We only had about an hour and half until I had to be at the airport…too short. I wanted to make it last longer – the kallah, the time in the car, the feeling, the experience, the person that was me at kallah. Karen thought she knew where we were going, but she was lost. I was lost…in thought, in memory, in disconnect already. God’s hand took the steering wheel. We took the perfect route through the mountains to see those big, tree-like, 100-year-old+ Arizona cacti – the one with the crossed arms (or, as Eli suggested, legs…Ha!) – and then we turned around and went back to the airport.
I went through the open doors alone. Truding along with my heavy backpack, dragging my bags and carrying my little drum (Where’s the big one I want? With Shafir and with Wendy in Tucson. Jonathan, you can have this one. I can’t play it, but you can.), I didn’t look back. I might not have gone forward if I had. Kallah seems real when you’re there, but I knew from experience that a different reality waited at home. I felt like I was stepping onto that narrow bridge once again. It looked different this time, and I had much to draw on to give me courage, faith, and hope as I moved along its length. I remembered my students – eyes closed, heal to toe, arms out. I put one foot in front of the other. I walked fast, like Karen during my workshop, and blinked my eyes to see clearly. No illusions. (No Egypt coming…) I searched within for Nachshon’s certainty. Not sure that I had found it, I reached out. God’s hand took mine.

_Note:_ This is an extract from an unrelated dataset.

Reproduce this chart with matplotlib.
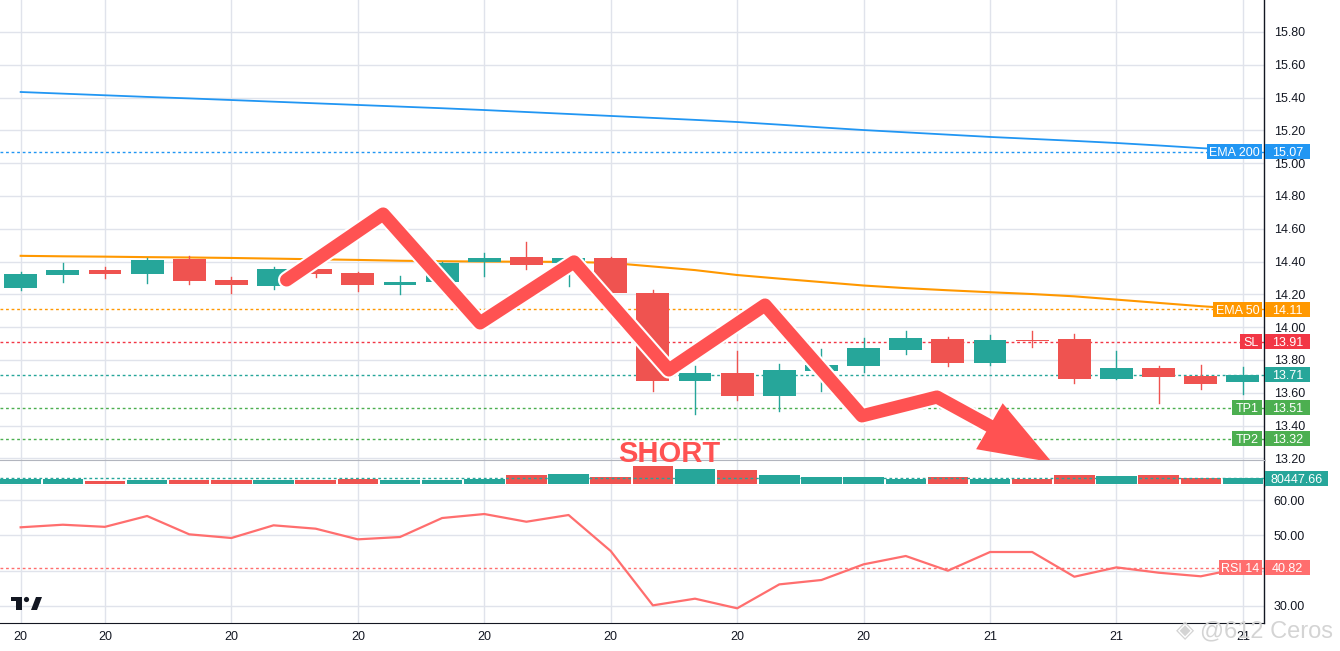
import matplotlib
matplotlib.use('Agg')
import matplotlib.pyplot as plt
import matplotlib.patheffects as pe
from matplotlib.patches import Rectangle, Polygon, Circle
from matplotlib.transforms import IdentityTransform

# candle data
opens = [14.241, 14.320, 14.349, 14.326, 14.416, 14.288, 14.253, 14.355, 14.330, 14.259,
         14.273, 14.396, 14.428, 14.390, 14.422, 14.210, 13.674, 13.721, 13.582, 13.735,
         13.765, 13.863, 13.928, 13.784, 13.922, 13.928, 13.686, 13.751, 13.702, 13.664]
highs = [14.335, 14.390, 14.365, 14.422, 14.434, 14.304, 14.367, 14.370, 14.335, 14.312,
         14.400, 14.451, 14.520, 14.430, 14.428, 14.225, 13.763, 13.855, 13.776, 13.867,
         13.934, 13.977, 13.940, 13.952, 13.977, 13.959, 13.855, 13.763, 13.770, 13.755]
lows = [14.229, 14.278, 14.302, 14.271, 14.265, 14.210, 14.235, 14.308, 14.221, 14.204,
        14.263, 14.314, 14.355, 14.253, 14.205, 13.613, 13.473, 13.558, 13.491, 13.613,
        13.729, 13.838, 13.765, 13.771, 13.881, 13.662, 13.686, 13.540, 13.625, 13.591]
closes = [14.324, 14.349, 14.326, 14.410, 14.283, 14.259, 14.355, 14.326, 14.259, 14.276,
          14.391, 14.422, 14.381, 14.420, 14.210, 13.674, 13.721, 13.582, 13.739, 13.770,
          13.873, 13.934, 13.784, 13.922, 13.918, 13.686, 13.751, 13.698, 13.656, 13.710]
volumes = [75000, 76000, 42000, 61000, 60000, 61000, 62000, 60000, 70000, 61000,
           62000, 71000, 128000, 141000, 98000, 258000, 212000, 197000, 131000, 98000,
           99000, 76000, 98000, 75000, 70000, 131000, 118000, 131000, 89000, 80447.66]
ema50 = [14.435, 14.432, 14.430, 14.427, 14.425, 14.422, 14.418, 14.414, 14.410, 14.405,
         14.402, 14.400, 14.399, 14.398, 14.392, 14.370, 14.348, 14.318, 14.296, 14.275,
         14.254, 14.238, 14.225, 14.213, 14.202, 14.188, 14.168, 14.148, 14.128, 14.111]
ema200 = [15.434, 15.424, 15.414, 15.404, 15.395, 15.385, 15.375, 15.365, 15.355, 15.345,
          15.335, 15.324, 15.312, 15.300, 15.288, 15.276, 15.264, 15.251, 15.235, 15.218,
          15.202, 15.188, 15.174, 15.160, 15.148, 15.136, 15.123, 15.108, 15.092, 15.077]
rsi = [52.27, 53.00, 52.40, 55.47, 50.28, 49.24, 52.83, 51.88, 48.86, 49.52,
       54.90, 56.03, 53.85, 55.75, 45.55, 30.16, 32.05, 29.32, 36.10, 37.34,
       41.78, 44.14, 39.98, 45.27, 45.27, 38.27, 40.92, 39.41, 38.39, 40.82]

tick_idx = [0, 2, 5, 8, 11, 14, 17, 20, 23, 26, 29]
tick_txt = ['20', '20', '20', '20', '20', '20', '20', '20', '21', '21', '21']
price_ticks = [13.2, 13.4, 13.6, 13.8, 14.0, 14.2, 14.4, 14.6, 14.8, 15.0, 15.2, 15.4, 15.6, 15.8]
rsi_ticks = [30, 40, 50, 60]
rsi_tick_txt = ['30.00', '', '50.00', '60.00']  # 40.00 sits under the RSI tag

ema200_last = 15.07
ema50_last = 14.11
sl_level = 13.91
last_price = 13.71
tp1_level = 13.51
tp2_level = 13.32
rsi_last = 40.82

# hand-drawn short arrow (bar index, price)
arrow_path = [(6.31, 14.288), (8.60, 14.690), (10.90, 14.026), (13.13, 14.398),
              (15.38, 13.739), (17.66, 14.135), (19.96, 13.459), (21.74, 13.574),
              (22.99, 13.398)]
arrow_head = [(22.67, 13.256), (23.30, 13.536), (24.47, 13.176)]

UP = '#26a69a'
DOWN = '#ef5350'
GRID = '#e0e3eb'
DARK = '#131722'
SEP = '#b2b5be'
BLUE = '#2196f3'
ORANGE = '#ff9800'
SLRED = '#f23645'
GREEN = '#4caf50'
RSICOL = '#ff6e6e'
ARROW = '#ff5252'

plt.rcParams['font.family'] = ['Liberation Sans', 'DejaVu Sans']

W, H = 1340, 651
fig = plt.figure(figsize=(W / 100, H / 100), dpi=100)
fig.patch.set_facecolor('white')

right = 1264 / W
ax_p = fig.add_axes([0, 1 - 460 / H, right, 460 / H])
ax_v = fig.add_axes([0, 1 - 486 / H, right, 26 / H], sharex=ax_p)
ax_r = fig.add_axes([0, 1 - 623 / H, right, 137 / H], sharex=ax_p)

n = len(closes)
xs = list(range(n))
colors = [UP if c >= o else DOWN for o, c in zip(opens, closes)]

# candles
for i in xs:
    ax_p.plot([i, i], [lows[i], highs[i]], color=colors[i], lw=1, zorder=3)
    lo, hi = min(opens[i], closes[i]), max(opens[i], closes[i])
    ax_p.bar(i, max(hi - lo, 0.006), bottom=lo, width=0.78, color=colors[i], zorder=3, linewidth=0)

ax_p.plot(xs, ema200, color=BLUE, lw=1.3, zorder=2)
ax_p.plot(xs, ema50, color=ORANGE, lw=1.5, zorder=2)

for lvl, col in [(ema200_last, BLUE), (ema50_last, ORANGE), (sl_level, SLRED),
                 (last_price, UP), (tp1_level, GREEN), (tp2_level, GREEN)]:
    ax_p.axhline(lvl, color=col, lw=1, ls=(0, (2, 2)), zorder=2)

# arrow annotation
ax_xs = [p[0] for p in arrow_path]
ax_ys = [p[1] for p in arrow_path]
ax_p.plot(ax_xs, ax_ys, color=ARROW, lw=9.5, solid_capstyle='round', solid_joinstyle='round',
          zorder=6, clip_on=False,
          path_effects=[pe.Stroke(linewidth=12.5, foreground='white'), pe.Normal()])
ax_p.add_patch(Polygon(arrow_head, closed=True, facecolor=ARROW, edgecolor='none',
                       zorder=7, clip_on=False))

ax_p.set_xlim(-0.49, 29.5)
ax_p.set_ylim(13.19, 15.995)
ax_p.set_yticks(price_ticks)
ax_p.set_yticklabels(['%.2f' % t for t in price_ticks])

# volume
ax_v.bar(xs, volumes, width=0.96, color=colors, linewidth=0, zorder=3)
ax_v.axhline(volumes[-1], color=UP, lw=1, ls=(0, (2, 2)), zorder=4)
ax_v.set_ylim(-28200, 338700)
ax_v.set_yticks([])

# rsi
ax_r.plot(xs, rsi, color=RSICOL, lw=1.6, zorder=3)
ax_r.axhline(rsi_last, color=RSICOL, lw=1, ls=(0, (2, 2)), zorder=2)
ax_r.set_ylim(25.16, 63.97)
ax_r.set_yticks(rsi_ticks)
ax_r.set_yticklabels(rsi_tick_txt)
ax_r.set_xticks(tick_idx)
ax_r.set_xticklabels(tick_txt)

for ax in (ax_p, ax_v, ax_r):
    ax.set_facecolor('white')
    ax.set_xticks(tick_idx)
    ax.grid(True, color=GRID, lw=1, zorder=0)
    ax.set_axisbelow(True)
    ax.yaxis.tick_right()
    ax.tick_params(axis='y', length=0, pad=7, labelsize=9, labelcolor=DARK)
    ax.tick_params(axis='x', length=0, pad=6, labelsize=9, labelcolor=DARK)
    for s in ('left', 'top', 'bottom'):
        ax.spines[s].set_visible(False)
    ax.spines['right'].set_color(DARK)
    ax.spines['right'].set_linewidth(1)
ax_v.grid(True, axis='x', color=GRID, lw=1)
ax_v.grid(False, axis='y')
ax_p.tick_params(axis='x', labelbottom=False)
ax_v.tick_params(axis='x', labelbottom=False)
ax_v.spines['top'].set_visible(True)
ax_v.spines['top'].set_color(SEP)
ax_v.spines['bottom'].set_visible(True)
ax_v.spines['bottom'].set_color(SEP)
ax_r.spines['bottom'].set_visible(True)
ax_r.spines['bottom'].set_color(DARK)

# price-scale tags
ident = IdentityTransform()


def tag(ax, yval, text, color, x0, x1):
    yd = ax.transData.transform((0, yval))[1]
    fig.add_artist(Rectangle((x0, yd - 7.5), x1 - x0, 15, transform=ident,
                             facecolor=color, edgecolor='none', zorder=10))
    fig.text((x0 + x1) / 2, yd - 4.4, text, transform=ident, ha='center', va='baseline',
             color='white', fontsize=9, zorder=11)


tag(ax_p, ema200_last, 'EMA 200', BLUE, 1207, 1262)
tag(ax_p, ema200_last, '%.2f' % ema200_last, BLUE, 1265, 1310)
tag(ax_p, ema50_last, 'EMA 50', ORANGE, 1213, 1262)
tag(ax_p, ema50_last, '%.2f' % ema50_last, ORANGE, 1265, 1310)
tag(ax_p, sl_level, 'SL', SLRED, 1240, 1262)
tag(ax_p, sl_level, '%.2f' % sl_level, SLRED, 1265, 1310)
tag(ax_p, last_price, '%.2f' % last_price, UP, 1265, 1310)
tag(ax_p, tp1_level, 'TP1', GREEN, 1232, 1262)
tag(ax_p, tp1_level, '%.2f' % tp1_level, GREEN, 1265, 1310)
tag(ax_p, tp2_level, 'TP2', GREEN, 1232, 1262)
tag(ax_p, tp2_level, '%.2f' % tp2_level, GREEN, 1265, 1310)
tag(ax_v, volumes[-1], '%.2f' % volumes[-1], UP, 1265, 1328)
tag(ax_r, rsi_last, 'RSI 14', RSICOL, 1219, 1262)
tag(ax_r, rsi_last, '%.2f' % rsi_last, RSICOL, 1265, 1310)

# SHORT label
fig.text(669, H - 462, 'SHORT', transform=ident, ha='center', va='baseline',
         color=ARROW, fontsize=21, fontweight='bold', zorder=12)

# TradingView logo
fig.add_artist(Rectangle((11, H - 601), 11, 4, transform=ident, facecolor=DARK, zorder=12))
fig.add_artist(Rectangle((16, H - 610), 6, 13, transform=ident, facecolor=DARK, zorder=12))
fig.add_artist(Circle((26.5, H - 599.5), 2.6, transform=ident, facecolor=DARK, zorder=12))
fig.add_artist(Polygon([(31, H - 610), (36, H - 597), (42, H - 597), (37, H - 610)],
                       transform=ident, facecolor=DARK, zorder=12))

# watermark
fig.text(1185, H - 637, '\u25c8', transform=ident, ha='center', va='baseline',
         color='#d4d4d4', fontsize=17, family='DejaVu Sans', zorder=12)
fig.text(1200, H - 637, '@612 Ceros', transform=ident, ha='left', va='baseline',
         color='#d4d4d4', fontsize=17, zorder=12)

fig.savefig('out.png', dpi=100)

I’m so grateful to have been asked to teach at the Cactus Kallah. And I remember now why I never miss the opportunity to attend the Aleph kallah. In fact, I haven’t missed one since the first one I attended eight years ago. And now that I’ve attended the Cactus Kallah, I’m sure I’ll keep going back to this one as well. It’s hard to believe I ever considered not attending, not teaching. Shafir, thanks for your vision, for making this all this possible (You had to have the first one…), for giving me space and time – and for hearing my pain, for offering to take me shopping next year so I can have some lovely skirts like yours. (I really do have some, too.) The kallah was perfect in every way. Yad Eloheim b’kol.